In its statement, the international relations department said it was ironic that the executive order made provision for refugee status in the US for a group in South Africa that remained amongst the most economically privileged, “while vulnerable people in the US from other parts of the world are being deported and denied asylum despite real hardship”.
The pushback from Pretoria follows Ramaphosa’s defiant stance in his State of the Nation address on Thursday, where he said South Africa would not abandon policies branded as “anti-Americanism” by Trump’s administration. He spoke days after Trump announced he was suspending all donor aid to the country, in apparent response to the Expropriation Act.
“We are not daunted. We will not be deterred,” Ramaphosa said. “We are a resilient people. We will not be bullied. We will stand together as a united nation.”

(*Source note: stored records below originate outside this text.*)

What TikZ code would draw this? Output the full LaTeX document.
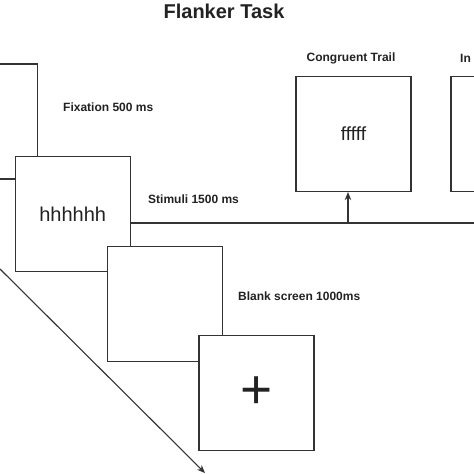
\documentclass[tikz,border=0pt]{standalone}
\usepackage{fontspec}
\setmainfont{Liberation Sans}
\usetikzlibrary{arrows.meta}
\definecolor{ink}{HTML}{222222}
\definecolor{edge}{HTML}{333333}
\tikzset{
  screen/.style={draw=edge, line width=1.2pt, fill=white, minimum width=115pt, minimum height=115pt, inner sep=0pt, text=ink},
  lbl/.style={font=\bfseries\fontsize{12}{14}\selectfont, text=ink, inner sep=0pt},
  conn/.style={draw=edge, line width=1.3pt},
  tip/.style={-{Stealth[length=8pt,width=6.5pt]}}
}
\begin{document}
\begin{tikzpicture}[x=1pt,y=-1pt]
\useasboundingbox[fill=white] (0,0) rectangle (474,474);
\node[font=\bfseries\fontsize{20}{24}\selectfont, text=ink, inner sep=0pt] (title) at (224,11) {Flanker Task};
% stacked screens
\node[screen] (b1) at (-19.7,121.5) {};
\node[screen, font=\fontsize{20}{24}\selectfont] (b2) at (72.7,214) {hhhhhh};
\node[screen] (b3) at (165,304) {};
\node[screen, font=\fontsize{55}{55}\selectfont] (b4) at (256.5,393) {+};
% labels
\node[lbl, anchor=west] (l1) at (63,107) {Fixation 500 ms};
\node[lbl, anchor=west] (l2) at (148,199) {Stimuli 1500 ms};
\node[lbl, anchor=west] (l3) at (238,296) {Blank screen 1000ms};
% trial screens
\node[screen, font=\fontsize{19}{22}\selectfont] (cong) at (353.5,134) {fffff};
\node[screen] (incong) at (508.5,134) {};
\node[lbl] (lc) at (351,58) {Congruent Trail};
\node[lbl, anchor=west] (li) at (460,58) {In};
% connectors
\coordinate (h0) at (130.6,223);
\coordinate (hend) at (474,223);
\coordinate (ha) at (348,223);
\draw[conn] (h0) -- (hend);
\draw[conn, tip] (ha) -- (ha |- cong.south);
\coordinate (d0) at (0,269);
\coordinate (d1) at (205,473);
\draw[draw=edge, line width=1.1pt, tip] (d0) -- (d1);
\end{tikzpicture}
\end{document}
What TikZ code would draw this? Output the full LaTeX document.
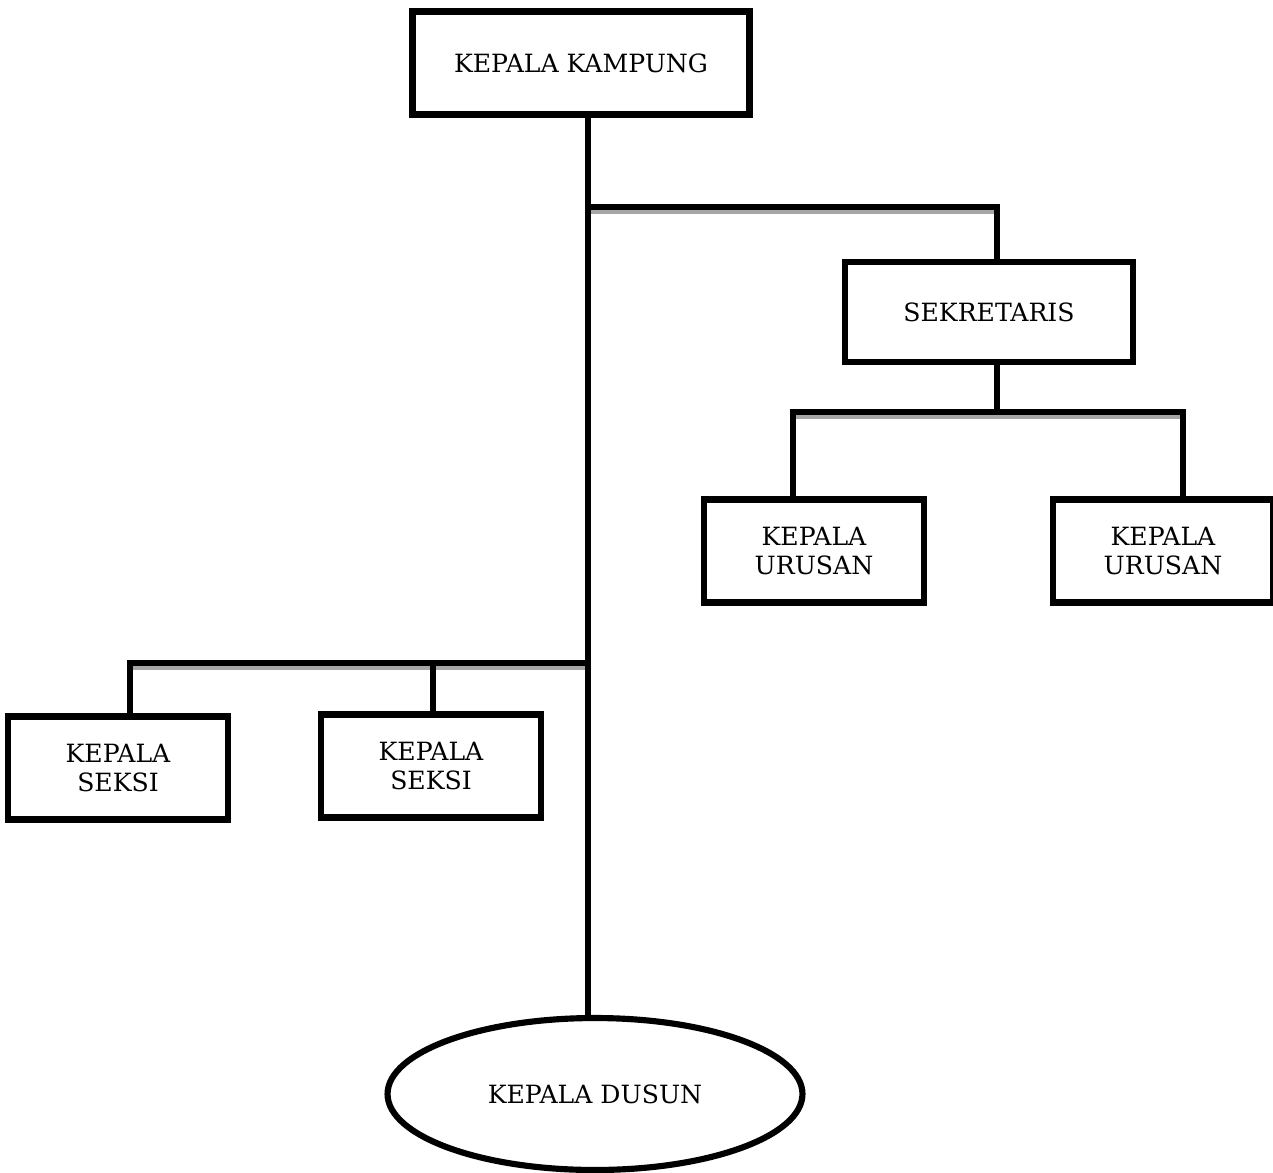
\documentclass[tikz,border=0pt]{standalone}
\usepackage{fontspec}
\setmainfont{DejaVu Serif}
\usepackage{tikz}
\usetikzlibrary{shapes.geometric,positioning}

\begin{document}
\begin{tikzpicture}[x=0.02cm,y=-0.02cm,line width=3.5pt,
                    font=\fontsize{14.3}{17}\selectfont,
                    main node/.style={rectangle,draw,fill=white,align=center,inner sep=0pt},
                    wide node/.style={main node,minimum width=6.74cm,minimum height=2.06cm},
                    sec node/.style={main node,minimum width=5.76cm,minimum height=2cm},
                    sub node/.style={main node,minimum width=4.4cm,minimum height=2.06cm},
                    oval node/.style={ellipse,draw,fill=white,minimum width=8.3cm,minimum height=3.04cm,inner sep=0pt},
                    link/.style={line cap=rect,
                      preaction={draw=black!35,transform canvas={yshift=-2.5pt}}}]
  \useasboundingbox (0,0) rectangle (1273,1172);

  % connectors first, boxes on top
  \coordinate (top) at (588,115);
  \coordinate (bot) at (588,1018);
  \coordinate (j1) at (588,207);
  \coordinate (j2) at (997,207);
  \coordinate (s1) at (997,362);
  \coordinate (s2) at (997,412);
  \coordinate (j3) at (588,663);

  \draw[link] (j1) -- (j2) -- (997,262);
  \draw[link] (793,497) -- (793,412) -- (1183,412) -- (1183,497);
  \draw[link] (130,717) -- (130,663) -- (j3);
  \draw (top) -- (bot);
  \draw (s1) -- (s2);
  \draw (433,663) -- (433,715);

  \node[wide node] (kk) at (581,63) {KEPALA KAMPUNG};
  \node[sec node] (sek) at (989,312) {SEKRETARIS};
  \node[sub node] (ku1) at (814,551) {KEPALA\\URUSAN};
  \node[sub node] (ku2) at (1163,551) {KEPALA\\URUSAN};
  \node[sub node] (ks1) at (118,768) {KEPALA\\SEKSI};
  \node[sub node] (ks2) at (431,766) {KEPALA\\SEKSI};
  \node[oval node] (kd) at (595,1094) {KEPALA DUSUN};
\end{tikzpicture}
\end{document}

Ramaphosa said in opening a case against Israel at the International Court of Justice, South Africa had only fulfilled its obligations under the Genocide Convention and continued to stand in solidarity with Palestinians “who, having endured decades of illegal occupation, are now experiencing indescribable suffering”.
On Saturday, the international relations department said South Africa remained committed to finding diplomatic solutions to any misunderstandings or disputes.